I would say I mostly have trouble with reading and understanding Clojure code quickly, coming up with Clojure idiomatic solutions, and editing it.
I think it helps to break down Clojure into three categories:
- (Pure-ish) Functional Programming
I know a lot of people, it takes them a while for this paradigm to click. Because you are often tempted to organize things as classes and objects, or interfaces and methods.

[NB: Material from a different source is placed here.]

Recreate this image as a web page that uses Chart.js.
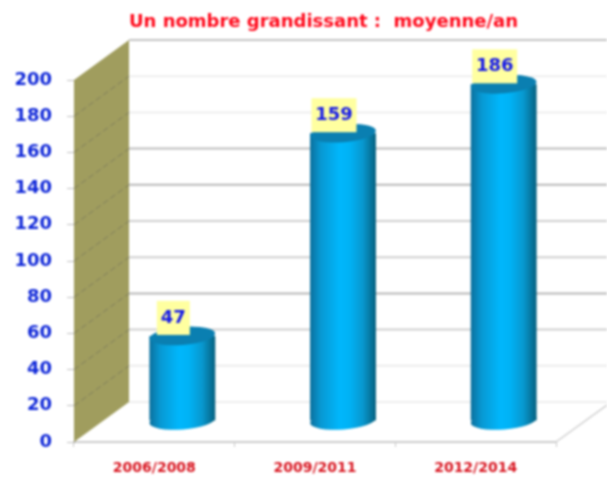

And it’s also hard to figure out how to perform operations when you can’t do imperative loops, and if/else branches, and all that.
I would go read on that, and practice exercises here: https://4clojure.oxal.org/
Once you know how to perform operations using map/reduce and recursion, without mutable state, and have learned about the higher order functions like filter, remove, partition, group-by, juxt, fnil, and all that, it should start to click.

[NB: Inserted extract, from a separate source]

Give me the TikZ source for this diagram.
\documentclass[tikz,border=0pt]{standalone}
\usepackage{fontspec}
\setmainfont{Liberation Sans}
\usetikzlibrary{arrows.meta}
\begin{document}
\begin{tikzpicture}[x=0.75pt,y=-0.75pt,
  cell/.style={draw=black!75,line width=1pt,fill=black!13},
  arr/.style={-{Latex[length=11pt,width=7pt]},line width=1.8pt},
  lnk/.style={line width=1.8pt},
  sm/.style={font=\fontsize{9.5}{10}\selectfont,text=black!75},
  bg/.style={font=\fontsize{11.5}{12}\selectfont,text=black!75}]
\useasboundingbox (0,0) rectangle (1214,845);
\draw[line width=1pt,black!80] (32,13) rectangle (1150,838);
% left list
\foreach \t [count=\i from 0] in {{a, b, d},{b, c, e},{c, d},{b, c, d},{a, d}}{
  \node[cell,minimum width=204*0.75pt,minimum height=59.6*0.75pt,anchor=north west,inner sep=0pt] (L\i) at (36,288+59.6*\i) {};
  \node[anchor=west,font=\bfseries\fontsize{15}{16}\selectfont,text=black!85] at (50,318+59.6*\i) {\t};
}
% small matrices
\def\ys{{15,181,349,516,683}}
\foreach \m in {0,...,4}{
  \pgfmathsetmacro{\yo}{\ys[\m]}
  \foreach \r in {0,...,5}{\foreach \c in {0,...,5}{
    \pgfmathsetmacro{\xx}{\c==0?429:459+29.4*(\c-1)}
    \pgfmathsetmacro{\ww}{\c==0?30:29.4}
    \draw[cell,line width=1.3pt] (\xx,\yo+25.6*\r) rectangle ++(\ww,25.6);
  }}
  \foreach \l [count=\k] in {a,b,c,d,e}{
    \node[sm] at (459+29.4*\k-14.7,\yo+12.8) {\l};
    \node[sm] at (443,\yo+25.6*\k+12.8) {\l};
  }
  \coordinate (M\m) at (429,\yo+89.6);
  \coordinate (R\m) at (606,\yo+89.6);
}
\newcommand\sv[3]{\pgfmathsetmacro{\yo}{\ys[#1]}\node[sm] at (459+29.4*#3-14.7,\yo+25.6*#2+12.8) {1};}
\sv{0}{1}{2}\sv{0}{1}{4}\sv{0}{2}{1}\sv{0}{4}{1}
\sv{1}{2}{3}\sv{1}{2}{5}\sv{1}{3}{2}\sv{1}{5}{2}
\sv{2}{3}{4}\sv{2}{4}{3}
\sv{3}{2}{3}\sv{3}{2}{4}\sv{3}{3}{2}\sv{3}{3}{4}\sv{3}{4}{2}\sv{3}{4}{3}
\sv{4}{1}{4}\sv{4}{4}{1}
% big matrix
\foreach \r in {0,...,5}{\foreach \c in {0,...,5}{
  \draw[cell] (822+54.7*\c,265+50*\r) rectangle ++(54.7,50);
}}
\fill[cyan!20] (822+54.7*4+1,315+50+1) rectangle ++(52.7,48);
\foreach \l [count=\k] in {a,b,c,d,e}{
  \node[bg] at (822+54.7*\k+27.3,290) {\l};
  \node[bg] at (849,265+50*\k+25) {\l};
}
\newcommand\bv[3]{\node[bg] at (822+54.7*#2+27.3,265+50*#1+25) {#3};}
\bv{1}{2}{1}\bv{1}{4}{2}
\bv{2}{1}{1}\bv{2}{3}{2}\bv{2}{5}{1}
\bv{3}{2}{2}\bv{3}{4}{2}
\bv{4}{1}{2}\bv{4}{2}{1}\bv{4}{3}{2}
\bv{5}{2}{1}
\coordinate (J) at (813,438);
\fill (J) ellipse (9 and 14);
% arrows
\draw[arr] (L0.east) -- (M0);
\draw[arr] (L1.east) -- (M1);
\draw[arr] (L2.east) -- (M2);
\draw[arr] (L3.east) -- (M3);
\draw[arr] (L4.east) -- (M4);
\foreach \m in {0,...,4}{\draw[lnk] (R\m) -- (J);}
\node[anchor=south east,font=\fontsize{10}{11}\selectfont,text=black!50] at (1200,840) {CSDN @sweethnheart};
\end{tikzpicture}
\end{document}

Also, learning how to structure code functionally, how to manage state, side effects, break things down in an Onion/Clean architectural style, model entities with functions that operate on them but without classes and objects and all that. I’m not sure of a good resource here though.
- Interactive Programming
You start the program with an empty template, and you build it up as you go, loading code in one function at a time, reloading as you iterate on each function, etc. All from inside your IDE, connected to live resources the app will be using, etc.

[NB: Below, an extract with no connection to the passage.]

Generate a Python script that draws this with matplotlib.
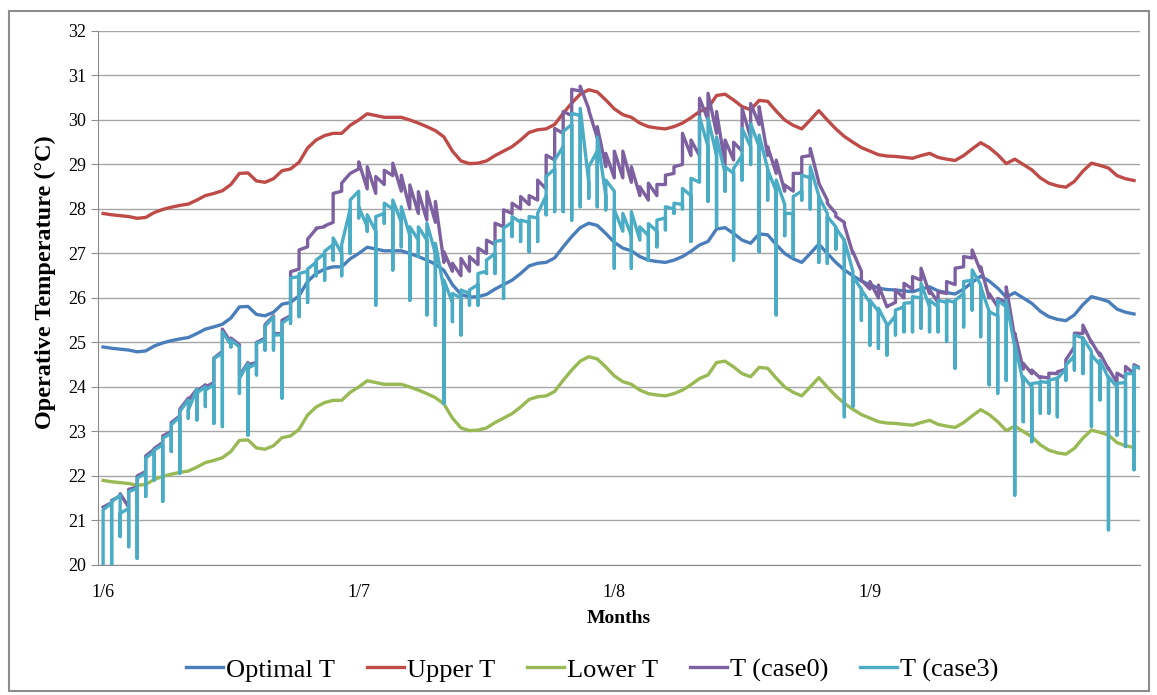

Getting used to REPL-driven-development basically.
Again, I’m not sure of good resources. But this is another aspect that should eventually “click”.
- Lisp
Figuring out how it’s all based on very simple syntax and initial rules, and it builds up to complex semantics through macros. Getting to read code bottom up, and inside out. Learning how to navigate and edit s-expressions quickly using semantic editing. Learning how you can create new syntax and new semantics to help you get rid of verbosity and repetition in your code by adding macros, or producing data based DSLs. The latter should make you learn about homoiconicity and why that makes things easier to inspect, and helps with building DSLs both data-driven or macro based.
This should also eventually “click”.
Those three things are orthogonal, but come together nicely. They each take their own getting used too and “ah ha!” moment though. I think it’s easier to tackle them one at a time.